Comprehensive Analysis
QMMM Holdings Limited operates as a boutique marketing agency focused on providing creative services and event management, primarily within the Greater China market. The company's business model is straightforward: it generates revenue on a project-by-project basis by helping brands execute marketing campaigns and live events. Its clients are likely small-to-mid-sized companies seeking basic marketing support without the budget for larger, more established agencies. QMMM's core operations are human-capital intensive, relying on its team of creative professionals and project managers to deliver services.
Revenue is derived from fees charged for specific projects, making cash flow inherently unpredictable and non-recurring. The primary cost drivers for QMMM are employee salaries and direct costs associated with events, such as venue rentals, equipment, and third-party contractors. This places the company at the lower end of the industry value chain, where it faces intense price competition and has little leverage over clients or suppliers. Unlike technology-driven marketing firms, QMMM's model is not built on recurring subscriptions or a scalable platform, limiting its potential for margin expansion.
From a competitive standpoint, QMMM possesses no identifiable economic moat. Its brand recognition is negligible when compared to domestic powerhouses like BlueFocus or specialized leaders like Activation Group. Switching costs for its clients are extremely low, as similar services can be readily sourced from countless other small agencies. The company suffers from a severe lack of scale, preventing it from achieving the cost efficiencies or negotiating power of its larger rivals. Furthermore, it has no network effects, proprietary technology, or regulatory barriers to protect its business from competition. The services it offers are easily replicated, offering no durable advantage.
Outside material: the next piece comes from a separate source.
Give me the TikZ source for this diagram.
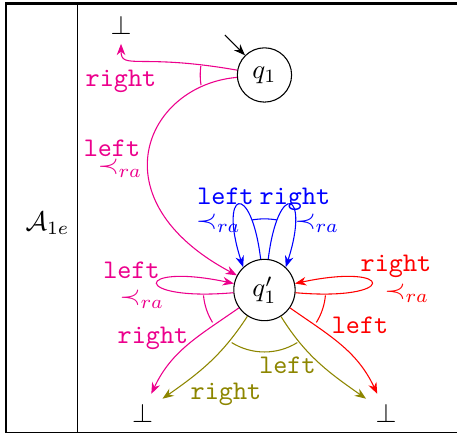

Ultimately, QMMM's business model is its greatest vulnerability. Its reliance on manual, project-based work makes it fundamentally unscalable and financially fragile. The loss of even a single key client could have a disproportionately negative impact on its revenues. While its small size might offer some agility, this is not a sustainable advantage. The business model appears brittle and poorly positioned for long-term success in a market dominated by larger, more efficient, and better-capitalized competitors.